Meteorologists use simple tools for official snow measurements
As winter continues and the snow keeps building up, meteorologists with the National Weather Service need to know how much snow falls and the liquid equivalent. To do this they use humans and rudimentary tools.
"It entails taking out a four inch rain gauge and a ruler to measure the snow on our snow board,” said Meteorologist Ryan Zawislak.
The science of predicting the weather has come a long way, with satellites in space, radar, and automated weather stations -- but not for measuring the snow.
“Humans are the best way to properly measure the snow,” said Zawislak.
The meteorologists go to the official weather station every night at midnight and put a ruler into the snow on a snowboard. Once they get their measurement, they clean off the board so they can check it again the next day.
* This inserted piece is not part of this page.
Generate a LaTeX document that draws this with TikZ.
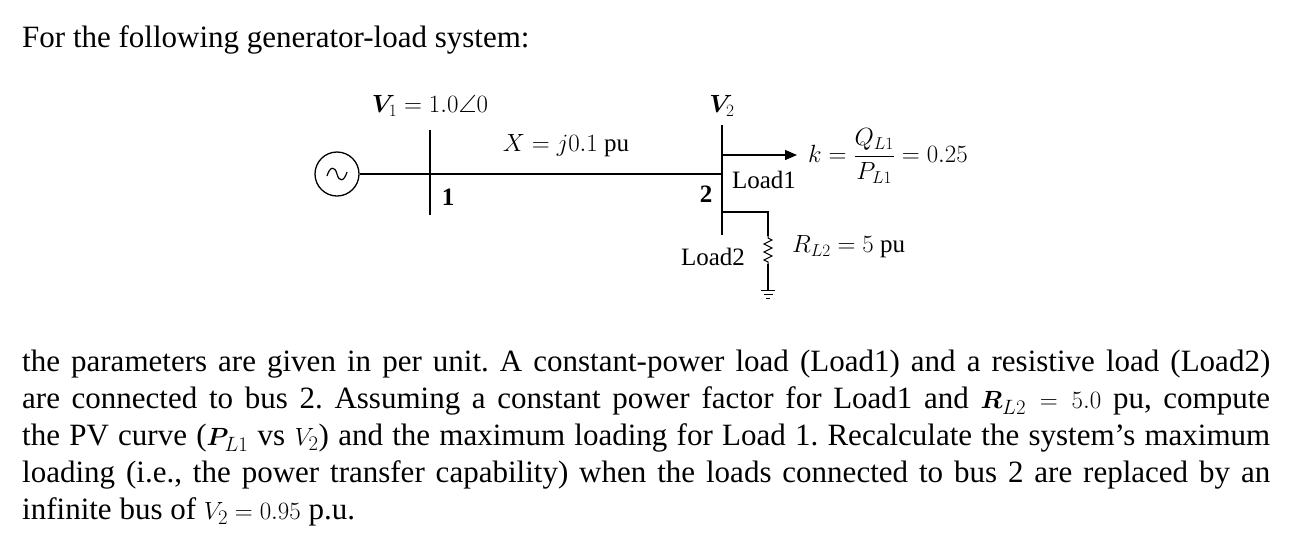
\documentclass[tikz,border=0pt]{standalone}
\usepackage{amsmath,amssymb,bm}
\usepackage{fontspec}
\setmainfont{Liberation Serif}
\usetikzlibrary{arrows.meta}
\begin{document}
\begin{tikzpicture}[x=1pt,y=-1pt,
  wire/.style={line width=1.3pt},
  lbl/.style={inner sep=0pt,font=\fontsize{25}{28}\selectfont},
  para/.style={inner sep=0pt,anchor=north west,font=\fontsize{31}{37}\selectfont}]
\useasboundingbox (0,0) rectangle (1314,542);
\node[para,anchor=west] (head) at (22,40) {For the following generator-load system:};
% generator
\node[draw,circle,line width=1.3pt,minimum size=44pt,inner sep=0pt] (gen) at (337,174) {};
\draw[line width=1.2pt] (327,176) .. controls (330,166) and (335,166) .. (337,174) .. controls (339,182) and (344,182) .. (347,172);
\coordinate (b1t) at (430,130); \coordinate (b1b) at (430,215);
\coordinate (b2t) at (722,125); \coordinate (b2b) at (722,235);
\draw[wire] (b1t) -- (b1b);
\draw[wire] (b2t) -- (b2b);
\coordinate (b2m) at (722,174);
\draw[wire] (gen.east) -- (b2m);
\coordinate (l1s) at (722,155); \coordinate (l1e) at (797,155);
\draw[wire,-{Triangle[length=12pt,width=10pt]}] (l1s) -- (l1e);
% load2
\coordinate (l2s) at (722,212); \coordinate (l2c) at (768,212);
\coordinate (r1) at (768,236); \coordinate (r2) at (768,264); \coordinate (g) at (768,290);
\draw[wire] (l2s) -- (l2c) -- (r1);
\draw[line width=1pt] (r1) -- (768,238) -- (772,240) -- (764,244) -- (772,248) -- (764,252) -- (772,256) -- (764,260) -- (768,262) -- (r2);
\draw[wire] (r2) -- (g);
\draw[line width=1pt] (761,290) -- (775,290) (763.5,294) -- (772.5,294) (766,298) -- (770,298);
% labels
\node[lbl] (v1) at (430,106) {$\bm{V}_1 = 1.0\angle 0$};
\node[lbl] (v2) at (722,106) {$\bm{V}_2$};
\node[lbl] (x) at (566,146) {$X = j0.1$ pu};
\node[lbl] (n1) at (448,197) {\textbf{1}};
\node[lbl] (n2) at (706,194) {\textbf{2}};
\node[lbl] (load1) at (764,180) {Load1};
\node[lbl,anchor=west] (k) at (808,156) {$k = \dfrac{Q_{L1}}{P_{L1}} = 0.25$};
\node[lbl] (load2) at (713,257) {Load2};
\node[lbl,anchor=west] (r) at (792,247) {$R_{L2} = 5$ pu};
% paragraph
\node[para,text width=1248pt,align=justify] (text) at (22,350) {\frenchspacing\hbadness=10000\hfuzz=50pt the parameters are given in per unit. A constant-power load (Load1) and a resistive load (Load2)\linebreak are connected to bus 2. Assuming a constant power factor for Load1 and $\bm{R}_{L2} = 5.0$ pu, compute\linebreak the PV curve ($\bm{P}_{L1}$ vs $V_2$) and the maximum loading for Load 1. Recalculate the system's maximum\linebreak loading (i.e., the power transfer capability) when the loads connected to bus 2 are replaced by an\linebreak infinite bus of $V_2 = 0.95$ p.u.};
\end{tikzpicture}
\end{document}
While at the station they also change out the 4-inch rain gauge that is used to collect snow.
"So what we do every morning is we take a clean 4-inch rain gauge and we take this out and try not to spill it or anything,” said Zawislak. “And what we do with the snow in here is we go back inside, we have another tube, measure hot water, put the hot water in there, dump it out to get the liquid equivalent."
They measure the difference in water once the snow is melted in the hot water to know the snow ratio.
"So if we know an inch fell and it was 0.1 inches, we have 10-1 ratio. So 10 inches of snow equals one inch of water,” Zawislak said. They can use these measurements to know how dense the snow is and how much it weighs.
By using a ruler and some plastic tubes, meteorologists around the country can accurately report how much snow falls during the winter.